You could eliminate some of that by writing your application as a direct SimConnect client, of course. I'm sure that's what Microsoft expected folks to do.

Regards

Pete

Posted

Sorry, UAV is Unmanned Aerial Vehicle. (Think autonomous spy-planes..)

Since the movement of the aircraft is being controlled by a separate simulator, FSX is put into slew mode, and the aircraft's position is updated via FSUIPC4.

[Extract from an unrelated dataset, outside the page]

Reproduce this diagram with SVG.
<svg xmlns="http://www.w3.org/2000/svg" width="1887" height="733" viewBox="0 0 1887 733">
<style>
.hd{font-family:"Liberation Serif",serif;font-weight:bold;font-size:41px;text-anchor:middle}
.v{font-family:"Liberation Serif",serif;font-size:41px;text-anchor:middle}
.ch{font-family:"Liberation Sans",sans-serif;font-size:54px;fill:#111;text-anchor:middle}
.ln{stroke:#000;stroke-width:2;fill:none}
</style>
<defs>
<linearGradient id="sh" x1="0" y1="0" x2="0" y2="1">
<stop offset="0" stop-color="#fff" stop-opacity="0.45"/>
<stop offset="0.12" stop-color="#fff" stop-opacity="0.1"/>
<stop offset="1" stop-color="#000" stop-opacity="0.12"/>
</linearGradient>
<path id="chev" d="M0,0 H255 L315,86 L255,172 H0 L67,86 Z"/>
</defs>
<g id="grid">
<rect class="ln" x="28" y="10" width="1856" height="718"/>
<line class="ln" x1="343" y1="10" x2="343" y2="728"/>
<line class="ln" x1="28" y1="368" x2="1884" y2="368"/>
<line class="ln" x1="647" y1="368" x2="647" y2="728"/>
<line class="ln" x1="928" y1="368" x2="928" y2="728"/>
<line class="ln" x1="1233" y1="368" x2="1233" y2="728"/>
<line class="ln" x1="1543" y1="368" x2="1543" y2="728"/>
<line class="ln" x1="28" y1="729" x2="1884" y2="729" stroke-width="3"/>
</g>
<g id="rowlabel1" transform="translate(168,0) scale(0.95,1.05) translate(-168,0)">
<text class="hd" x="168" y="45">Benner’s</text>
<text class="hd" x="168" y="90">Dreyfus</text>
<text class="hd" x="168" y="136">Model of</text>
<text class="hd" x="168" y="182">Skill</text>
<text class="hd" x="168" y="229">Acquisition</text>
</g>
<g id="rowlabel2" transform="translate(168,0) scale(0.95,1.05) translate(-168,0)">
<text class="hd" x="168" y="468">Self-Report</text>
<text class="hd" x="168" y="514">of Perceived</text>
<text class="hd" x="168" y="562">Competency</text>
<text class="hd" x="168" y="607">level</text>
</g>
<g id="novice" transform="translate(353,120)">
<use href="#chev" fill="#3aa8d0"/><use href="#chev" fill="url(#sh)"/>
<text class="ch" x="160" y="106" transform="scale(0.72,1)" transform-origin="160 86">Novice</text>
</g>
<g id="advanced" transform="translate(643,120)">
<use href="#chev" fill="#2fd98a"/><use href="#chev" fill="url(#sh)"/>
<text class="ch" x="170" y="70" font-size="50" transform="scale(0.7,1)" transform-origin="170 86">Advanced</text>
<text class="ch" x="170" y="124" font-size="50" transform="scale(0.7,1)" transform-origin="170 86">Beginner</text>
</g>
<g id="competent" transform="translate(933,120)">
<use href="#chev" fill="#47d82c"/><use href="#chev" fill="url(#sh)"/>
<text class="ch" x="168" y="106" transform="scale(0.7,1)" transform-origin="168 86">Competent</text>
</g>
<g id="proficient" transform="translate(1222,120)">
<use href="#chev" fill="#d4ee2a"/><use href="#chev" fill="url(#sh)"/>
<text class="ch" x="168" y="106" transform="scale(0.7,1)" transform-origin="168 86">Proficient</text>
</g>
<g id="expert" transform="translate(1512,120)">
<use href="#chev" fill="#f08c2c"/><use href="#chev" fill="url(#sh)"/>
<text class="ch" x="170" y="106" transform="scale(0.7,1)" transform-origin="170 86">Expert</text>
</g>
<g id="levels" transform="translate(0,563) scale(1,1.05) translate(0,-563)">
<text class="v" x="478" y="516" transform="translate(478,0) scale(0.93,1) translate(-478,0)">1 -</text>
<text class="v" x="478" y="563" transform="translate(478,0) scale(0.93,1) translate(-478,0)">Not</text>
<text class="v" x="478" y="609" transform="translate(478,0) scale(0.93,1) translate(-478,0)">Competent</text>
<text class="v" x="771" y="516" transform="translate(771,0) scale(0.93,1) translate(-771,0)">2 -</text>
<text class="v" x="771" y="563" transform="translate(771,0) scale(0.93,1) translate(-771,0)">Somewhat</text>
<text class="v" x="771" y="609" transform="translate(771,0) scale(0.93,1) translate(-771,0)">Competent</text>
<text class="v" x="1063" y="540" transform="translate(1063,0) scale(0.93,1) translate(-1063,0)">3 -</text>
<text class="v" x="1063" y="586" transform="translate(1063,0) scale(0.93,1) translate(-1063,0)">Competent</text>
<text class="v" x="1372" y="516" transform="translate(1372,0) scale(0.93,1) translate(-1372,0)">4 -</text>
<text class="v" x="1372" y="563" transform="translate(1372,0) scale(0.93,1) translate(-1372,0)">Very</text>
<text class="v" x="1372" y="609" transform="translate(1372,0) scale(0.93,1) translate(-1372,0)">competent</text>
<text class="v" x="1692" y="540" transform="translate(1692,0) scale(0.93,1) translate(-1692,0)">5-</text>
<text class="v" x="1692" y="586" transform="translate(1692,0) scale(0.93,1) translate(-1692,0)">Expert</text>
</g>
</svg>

It doesn't really matter how frequenty I update the data. Running it anywhere between 2 and 20 Hz still gives an occasional flicker on the graphics. But if the actual update of the variables within FSX is down to MS's programming, rather than FSUIPC poking values in - which I had assumed, then I guess there's probably nothing I can do about it.

Thanks,

Si

Posted

FSX is put into slew mode, and the aircraft's position is updated via FSUIPC4.

It doesn't really matter how frequenty I update the data. Running it anywhere between 2 and 20 Hz still gives an occasional flicker on the graphics. But if the actual update of the variables within FSX is down to MS's programming, rather than FSUIPC poking values in - which I had assumed, then I guess there's probably nothing I can do about it.

Well, even if FSUIPC4 was "poking values" as it used to in previous versions of FS, there would still be some asynchronicity due to the nature of Windows messaging and process scheduling, but I guess the answer then would be to send the updates a *lot* more frequently than the FS frame rate, assuming this didn't cripple anything.

The problem with the greater separation from your program to the Sim is greater latency, and the possibility of queues "bunching" requests sometimes, with corresponding lapses in others. I would have thought that the use of the TCP stack for the communication between SimConnect and FSX would be a main source of such behaviour, and I did campaign against this. In fact I am still hopeful that some short-cut method will be found to speed things up.

At present, your best bet would be to try using the SimConnect interface directly. It won't bypass the TCP stack, but it would at least remove the message latency between you and FSUIPC.

Have you considered using FS2004 until the FSX performance issues and other bugs are resolved?